Retomamos la actividad tras el paréntesis y la tregua de las Navidades. Y observando esa cotidianidad a la que regresamos me doy cuenta de que ... todo el nuevo trasiego va a chocar con nuestros impetuosos arrebatos, tan propios de la España profunda, para ofender a otros. La discusión política (porque la dialéctica y verdadero debate son algo infrecuente) es un destacado exponente de la necedad en que estamos instalados.
El nivel verbal de buena parte de la bancada política es tan pobre que en ella no surge siquiera el insulto sutil, perspicaz, o elegante. Cánovas y Sagasta, Castelar o Azaña, maestros del lenguaje, e ingeniosos a la hora de utilizar juegos de palabras y retruécanos, se hubieran escandalizado escuchando los insultos que ahora envilecen el Parlamento y demás cámaras representativas de nuestra geografía. La historia del insulto es la del idioma.
El improperio es un acto universal y abarca todos los ámbitos sociales. Grandes escritores a lo largo de la historia han utilizado este recurso y lo han plasmado en sus obras: Shakespeare, Wilde, Lope de Vega, Góngora, Quevedo,... Cervantes en el Quijote nos deja expresiones como mentecato, desuellacaras, cuesco de dátil; descompuesto, infacundo, deslenguado, atrevido, desdichado, maldiciente; canalla, rústico, patán, malmirado, socarrón, mentecato o hediondo.

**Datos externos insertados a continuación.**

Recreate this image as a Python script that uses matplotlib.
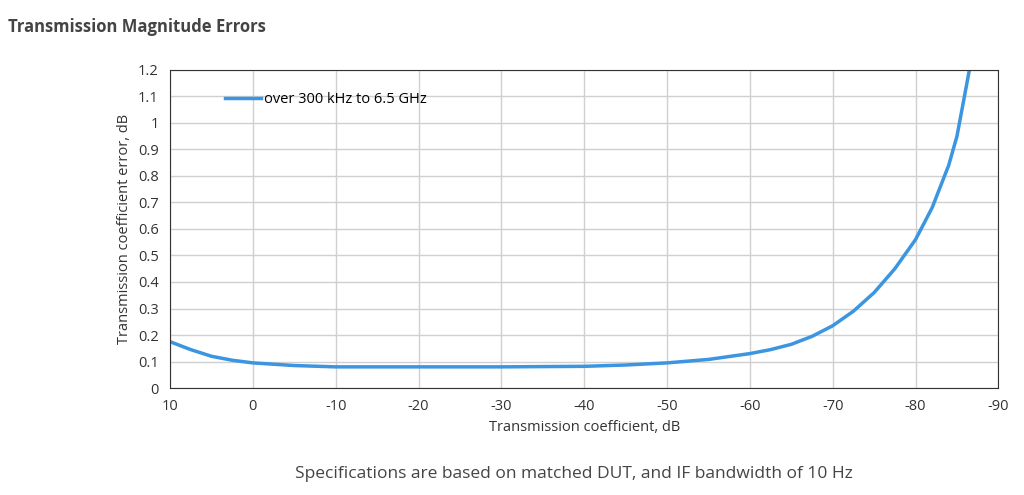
import matplotlib.pyplot as plt
import numpy as np

plt.rcParams['axes.unicode_minus'] = False
plt.rcParams['font.family'] = ['Open Sans', 'DejaVu Sans']

coef = [10, 7.5, 5, 2.5, 0, -5, -10, -20, -30, -40, -45, -50, -55, -60, -62.5, -65, -67.5, -70,
        -72.5, -75, -77.5, -80, -82, -84, -85, -86.5]
err = [0.175, 0.145, 0.12, 0.105, 0.095, 0.085, 0.08, 0.08, 0.08, 0.082, 0.087, 0.095, 0.108, 0.13,
       0.145, 0.165, 0.195, 0.235, 0.29, 0.36, 0.45, 0.56, 0.68, 0.84, 0.95, 1.2]

fig = plt.figure(figsize=(10.24, 4.95), dpi=100)
ax = fig.add_axes([0.166, 0.216, 0.809, 0.643])

ax.plot(coef, err, color='#3b95e0', lw=2.5, label='over 300 kHz to 6.5 GHz')

ax.set_xlim(10, -90)
ax.set_ylim(0, 1.2)
ax.set_xticks(np.arange(10, -91, -10))
ax.set_yticks(np.arange(0, 1.21, 0.1))
ax.set_yticklabels(['0', '0.1', '0.2', '0.3', '0.4', '0.5', '0.6', '0.7', '0.8', '0.9', '1', '1.1', '1.2'])
ax.grid(True, color='#d0d0d0', lw=1)
ax.tick_params(length=0, labelsize=10.5, colors='#333333', pad=8)
for s in ax.spines.values():
    s.set_color('#333333')

ax.set_xlabel('Transmission coefficient, dB', fontsize=10.5, color='#333333')
ax.set_ylabel('Transmission coefficient error, dB', fontsize=10.5, color='#333333')
ax.legend(loc='upper left', bbox_to_anchor=(0.05, 0.97), frameon=False, fontsize=10.5,
          handlelength=2.5, handletextpad=0.2)

fig.text(0.008, 0.935, 'Transmission Magnitude Errors', fontsize=12, fontweight='bold', color='#444444')
fig.text(0.56, 0.035, 'Specifications are based on matched DUT, and IF bandwidth of 10 Hz',
         fontsize=12.5, color='#444444', ha='center')

fig.savefig('out.png')
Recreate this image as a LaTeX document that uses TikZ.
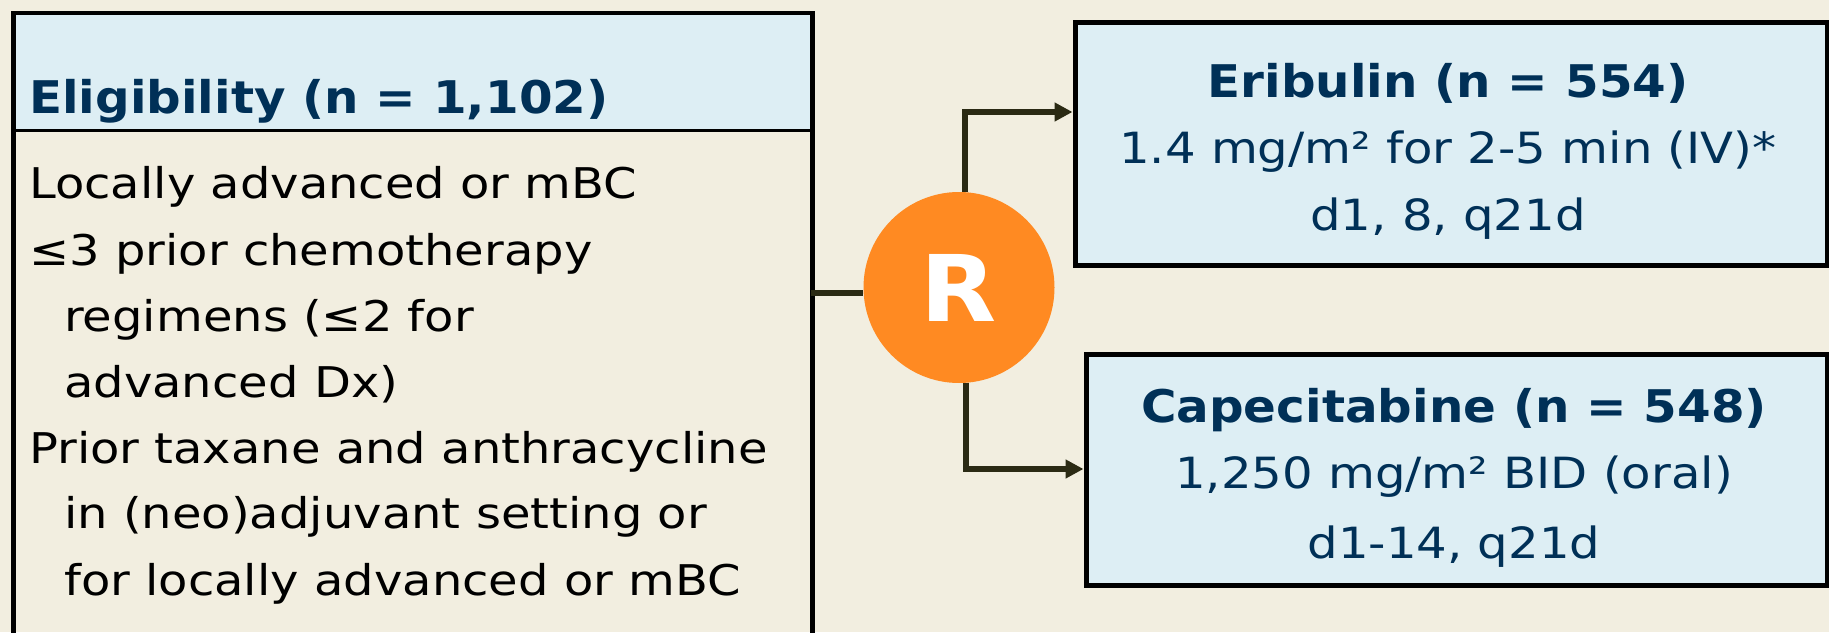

Arthur Schopenhauer escribió el Arte de insultar, señalando que éste era el último recurso cuando todas las demás artes de la argumentación naufragan. El filósofo alemán, padre del pesimismo filosófico, de hosco ánimo, reunió por orden alfabético una gran variedad de agravios y ofensas pero puso el límite en la calumnia y la difamación. Ahora, ante los insultos que la clase política se chuta, la relación de Schopenhauer resulta hasta cándida.
Y hay otros diferentes libros que tratan del improperio. El Diccionario temático del español de Rafael del Moral (Verbum, 2013) contiene una buena relación de insultos, clasificados en cuatro grupos: a la inteligencia (adoquín, lerdo, mastuerzo), a la educación (berzotas, gaznápiro), a la bondad (bellaco, chupasangre, sanguijuela, cantamañanas, chupóptero, zascandil), a la valentía (cagueta, alfeñique, lechuguino).
Recuerdo aquellos insultos de los tebeos de la infancia, como los de las publicaciones de Bruguera con mis preferidos Mortadelo y Filemón: vándalo, batracio, burricalvo, merluzo, botarate, basilisco, percebe, camello viudo, cernícalo,… O los de los comics, como los del capitán Haddock en Las aventuras de Tintín: malandrín, facineroso, bellaco, villano, archipámpano, mequetrefe. No olvidemos que la lengua es algo vivo, en constante evolución, y si bien se pierden unos términos, surgen otros: pagafantas, abrazafarolas, peinabombillas, bocachancla, perroflauta, pelagambas, chupacables,…
Hay muchas grandes anécdotas en cuanto al insulto. Contaba Fernando Fernán Gómez que José María Carretero, escritor y periodista montillano afincado en Madrid, más conocido por el seudónimo de «El Caballero Audaz; arrogante como él solo, una tarde se cruzó en una estrecha acera con Jacinto Benavente, dramaturgo, escritor, Premio Nobel de Literatura, y apocado. El periodista se plantó ante él y enérgicamente le espetó: 'Yo no cedo el paso a maricones'. Benavente lo miró, se bajó de la acera y suspirando le dijo: 'Yo sí'.
Es curioso que mientras por un lado hay una permanente irritación insultante en tantos espacios, como las redes sociales o la política, por otro vivimos bajo la censura de un buenismo moralista que nos reduce como seres humanos. Y como nos pasa en tanto, la zafiedad nos coloniza, también para insultar. Hemos perdido vocabulario, originalidad, ingenio, gracia, sutileza y arte.